#### Dataset excerpt:
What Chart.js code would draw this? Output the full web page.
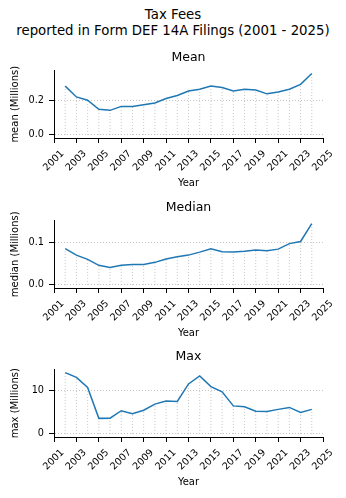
<!DOCTYPE html>
<html>
<head>
<meta charset="utf-8">
<script src="https://cdn.jsdelivr.net/npm/chart.js@4.4.1/dist/chart.umd.min.js"></script>
<style>
  body { margin: 0; background: #fff; }
  #wrap { position: relative; width: 346px; height: 498px; font-family: 'DejaVu Sans', sans-serif; }
  #title { position: absolute; left: 0; top: 6.5px; width: 346px; text-align: center; font-size: 13.3px; line-height: 16.7px; color: #000; }
  canvas { position: absolute; left: 0; }
</style>
</head>
<body>
<div id="wrap">
  <div id="title">Tax Fees<br>reported in Form DEF 14A Filings (2001 - 2025)</div>
  <canvas id="c-mean" width="346" height="141" style="top:49px"></canvas>
  <canvas id="c-median" width="346" height="141" style="top:199px"></canvas>
  <canvas id="c-max" width="346" height="141" style="top:348px"></canvas>
</div>
<script>
const years = [2002, 2003, 2004, 2005, 2006, 2007, 2008, 2009, 2010, 2011, 2012, 2013,
               2014, 2015, 2016, 2017, 2018, 2019, 2020, 2021, 2022, 2023, 2024];
const meanValues = [0.284, 0.221, 0.202, 0.149, 0.143, 0.166, 0.166, 0.176, 0.186, 0.212, 0.229, 0.255,
                    0.266, 0.284, 0.276, 0.256, 0.266, 0.261, 0.239, 0.250, 0.266, 0.294, 0.357];
const medianValues = [0.085, 0.070, 0.060, 0.046, 0.041, 0.046, 0.048, 0.048, 0.053, 0.061, 0.066, 0.070,
                      0.077, 0.085, 0.078, 0.077, 0.079, 0.082, 0.080, 0.084, 0.097, 0.102, 0.144];
const maxValues = [14.0, 12.9, 10.6, 3.55, 3.6, 5.3, 4.6, 5.4, 6.8, 7.5, 7.4, 11.4,
                   13.25, 10.8, 9.6, 6.4, 6.2, 5.2, 5.1, 5.6, 6.05, 4.9, 5.6];
const xTicks = [2001, 2003, 2005, 2007, 2009, 2011, 2013, 2015, 2017, 2019, 2021, 2023, 2025];
const meanTicks = [0, 0.2];
const medianTicks = [0, 0.1];
const maxTicks = [0, 10];

const lineColor = '#1f77b4';
const gridColor = '#b8b8b8';

Chart.defaults.font.family = "'DejaVu Sans', sans-serif";
Chart.defaults.color = '#000';

// dotted drop lines from 0 up to each point
const stemLines = {
  id: 'stemLines',
  beforeDatasetsDraw(chart) {
    const { ctx, scales: { x, y } } = chart;
    ctx.save();
    ctx.strokeStyle = gridColor;
    ctx.lineWidth = 0.8;
    ctx.setLineDash([1, 2]);
    chart.data.datasets[0].data.forEach(p => {
      const px = x.getPixelForValue(p.x);
      ctx.beginPath();
      ctx.moveTo(px, y.getPixelForValue(0));
      ctx.lineTo(px, y.getPixelForValue(p.y));
      ctx.stroke();
    });
    ctx.restore();
  }
};

// subplot title, centred over the plot area
const panelTitle = {
  id: 'panelTitle',
  afterDraw(chart, args, opts) {
    const { ctx, chartArea } = chart;
    ctx.save();
    ctx.font = "12.5px 'DejaVu Sans'";
    ctx.fillStyle = '#000';
    ctx.textAlign = 'center';
    ctx.textBaseline = 'middle';
    ctx.fillText(opts.text, (chartArea.left + chartArea.right) / 2, chartArea.top - 13);
    ctx.restore();
  }
};

function makePanel(id, title, yLabel, values, yTicks, decimals) {
  const top = Math.max(...values);
  new Chart(document.getElementById(id), {
    type: 'line',
    data: {
      datasets: [{
        data: years.map((yr, i) => ({ x: yr, y: values[i] })),
        borderColor: lineColor,
        borderWidth: 1.5,
        pointRadius: 0,
        tension: 0,
      }],
    },
    options: {
      responsive: false,
      animation: false,
      layout: { padding: { left: 0, top: 21.5, right: 23, bottom: 0 } },
      plugins: {
        legend: { display: false },
        tooltip: { enabled: false },
        panelTitle: { text: title },
      },
      scales: {
        x: {
          type: 'linear',
          min: 2001,
          max: 2025,
          afterBuildTicks: s => { s.ticks = xTicks.map(v => ({ value: v })); },
          afterFit: s => { s.height = 52; },
          ticks: {
            autoSkip: false,
            minRotation: 45,
            maxRotation: 45,
            labelOffset: 8.5,
            padding: 5,
            font: { size: 9.7 },
            callback: v => String(v),
          },
          grid: { drawOnChartArea: false, tickLength: 5, tickColor: '#000', tickWidth: 1 },
          border: { color: '#000', width: 1 },
          title: { display: true, text: 'Year', font: { size: 10 }, padding: { top: 0, bottom: 0.5 } },
        },
        y: {
          min: -0.05 * top,
          max: 1.05 * top,
          afterBuildTicks: s => { s.ticks = yTicks.map(v => ({ value: v })); },
          afterFit: s => { s.width = 54; },
          ticks: {
            padding: 5,
            font: { size: 9.7 },
            callback: v => v.toFixed(decimals),
          },
          grid: { color: gridColor, lineWidth: 0.8, tickLength: 5, tickColor: '#000', tickWidth: 1, tickBorderDash: [] },
          border: { color: '#000', width: 1, dash: [1, 2] },
          title: { display: true, text: yLabel, font: { size: 10 }, padding: { top: 9.5, bottom: 0 } },
        },
      },
    },
    plugins: [stemLines, panelTitle],
  });
}

makePanel('c-mean', 'Mean', 'mean (Millions)', meanValues, meanTicks, 1);
makePanel('c-median', 'Median', 'median (Millions)', medianValues, medianTicks, 1);
makePanel('c-max', 'Max', 'max (Millions)', maxValues, maxTicks, 0);
</script>
</body>
</html>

#### What you are asked to do:
All the material shown above is to be copied exactly, with no pictures carried over.

#### Problem solution:
What Chart.js code would draw this? Output the full web page.
<!DOCTYPE html>
<html>
<head>
<meta charset="utf-8">
<script src="https://cdn.jsdelivr.net/npm/chart.js@4.4.1/dist/chart.umd.min.js"></script>
<style>
  body { margin: 0; background: #fff; }
  #wrap { position: relative; width: 346px; height: 498px; font-family: 'DejaVu Sans', sans-serif; }
  #title { position: absolute; left: 0; top: 6.5px; width: 346px; text-align: center; font-size: 13.3px; line-height: 16.7px; color: #000; }
  canvas { position: absolute; left: 0; }
</style>
</head>
<body>
<div id="wrap">
  <div id="title">Tax Fees<br>reported in Form DEF 14A Filings (2001 - 2025)</div>
  <canvas id="c-mean" width="346" height="141" style="top:49px"></canvas>
  <canvas id="c-median" width="346" height="141" style="top:199px"></canvas>
  <canvas id="c-max" width="346" height="141" style="top:348px"></canvas>
</div>
<script>
const years = [2002, 2003, 2004, 2005, 2006, 2007, 2008, 2009, 2010, 2011, 2012, 2013,
               2014, 2015, 2016, 2017, 2018, 2019, 2020, 2021, 2022, 2023, 2024];
const meanValues = [0.284, 0.221, 0.202, 0.149, 0.143, 0.166, 0.166, 0.176, 0.186, 0.212, 0.229, 0.255,
                    0.266, 0.284, 0.276, 0.256, 0.266, 0.261, 0.239, 0.250, 0.266, 0.294, 0.357];
const medianValues = [0.085, 0.070, 0.060, 0.046, 0.041, 0.046, 0.048, 0.048, 0.053, 0.061, 0.066, 0.070,
                      0.077, 0.085, 0.078, 0.077, 0.079, 0.082, 0.080, 0.084, 0.097, 0.102, 0.144];
const maxValues = [14.0, 12.9, 10.6, 3.55, 3.6, 5.3, 4.6, 5.4, 6.8, 7.5, 7.4, 11.4,
                   13.25, 10.8, 9.6, 6.4, 6.2, 5.2, 5.1, 5.6, 6.05, 4.9, 5.6];
const xTicks = [2001, 2003, 2005, 2007, 2009, 2011, 2013, 2015, 2017, 2019, 2021, 2023, 2025];
const meanTicks = [0, 0.2];
const medianTicks = [0, 0.1];
const maxTicks = [0, 10];

const lineColor = '#1f77b4';
const gridColor = '#b8b8b8';

Chart.defaults.font.family = "'DejaVu Sans', sans-serif";
Chart.defaults.color = '#000';

// dotted drop lines from 0 up to each point
const stemLines = {
  id: 'stemLines',
  beforeDatasetsDraw(chart) {
    const { ctx, scales: { x, y } } = chart;
    ctx.save();
    ctx.strokeStyle = gridColor;
    ctx.lineWidth = 0.8;
    ctx.setLineDash([1, 2]);
    chart.data.datasets[0].data.forEach(p => {
      const px = x.getPixelForValue(p.x);
      ctx.beginPath();
      ctx.moveTo(px, y.getPixelForValue(0));
      ctx.lineTo(px, y.getPixelForValue(p.y));
      ctx.stroke();
    });
    ctx.restore();
  }
};

// subplot title, centred over the plot area
const panelTitle = {
  id: 'panelTitle',
  afterDraw(chart, args, opts) {
    const { ctx, chartArea } = chart;
    ctx.save();
    ctx.font = "12.5px 'DejaVu Sans'";
    ctx.fillStyle = '#000';
    ctx.textAlign = 'center';
    ctx.textBaseline = 'middle';
    ctx.fillText(opts.text, (chartArea.left + chartArea.right) / 2, chartArea.top - 13);
    ctx.restore();
  }
};

function makePanel(id, title, yLabel, values, yTicks, decimals) {
  const top = Math.max(...values);
  new Chart(document.getElementById(id), {
    type: 'line',
    data: {
      datasets: [{
        data: years.map((yr, i) => ({ x: yr, y: values[i] })),
        borderColor: lineColor,
        borderWidth: 1.5,
        pointRadius: 0,
        tension: 0,
      }],
    },
    options: {
      responsive: false,
      animation: false,
      layout: { padding: { left: 0, top: 21.5, right: 23, bottom: 0 } },
      plugins: {
        legend: { display: false },
        tooltip: { enabled: false },
        panelTitle: { text: title },
      },
      scales: {
        x: {
          type: 'linear',
          min: 2001,
          max: 2025,
          afterBuildTicks: s => { s.ticks = xTicks.map(v => ({ value: v })); },
          afterFit: s => { s.height = 52; },
          ticks: {
            autoSkip: false,
            minRotation: 45,
            maxRotation: 45,
            labelOffset: 8.5,
            padding: 5,
            font: { size: 9.7 },
            callback: v => String(v),
          },
          grid: { drawOnChartArea: false, tickLength: 5, tickColor: '#000', tickWidth: 1 },
          border: { color: '#000', width: 1 },
          title: { display: true, text: 'Year', font: { size: 10 }, padding: { top: 0, bottom: 0.5 } },
        },
        y: {
          min: -0.05 * top,
          max: 1.05 * top,
          afterBuildTicks: s => { s.ticks = yTicks.map(v => ({ value: v })); },
          afterFit: s => { s.width = 54; },
          ticks: {
            padding: 5,
            font: { size: 9.7 },
            callback: v => v.toFixed(decimals),
          },
          grid: { color: gridColor, lineWidth: 0.8, tickLength: 5, tickColor: '#000', tickWidth: 1, tickBorderDash: [] },
          border: { color: '#000', width: 1, dash: [1, 2] },
          title: { display: true, text: yLabel, font: { size: 10 }, padding: { top: 9.5, bottom: 0 } },
        },
      },
    },
    plugins: [stemLines, panelTitle],
  });
}

makePanel('c-mean', 'Mean', 'mean (Millions)', meanValues, meanTicks, 1);
makePanel('c-median', 'Median', 'median (Millions)', medianValues, medianTicks, 1);
makePanel('c-max', 'Max', 'max (Millions)', maxValues, maxTicks, 0);
</script>
</body>
</html>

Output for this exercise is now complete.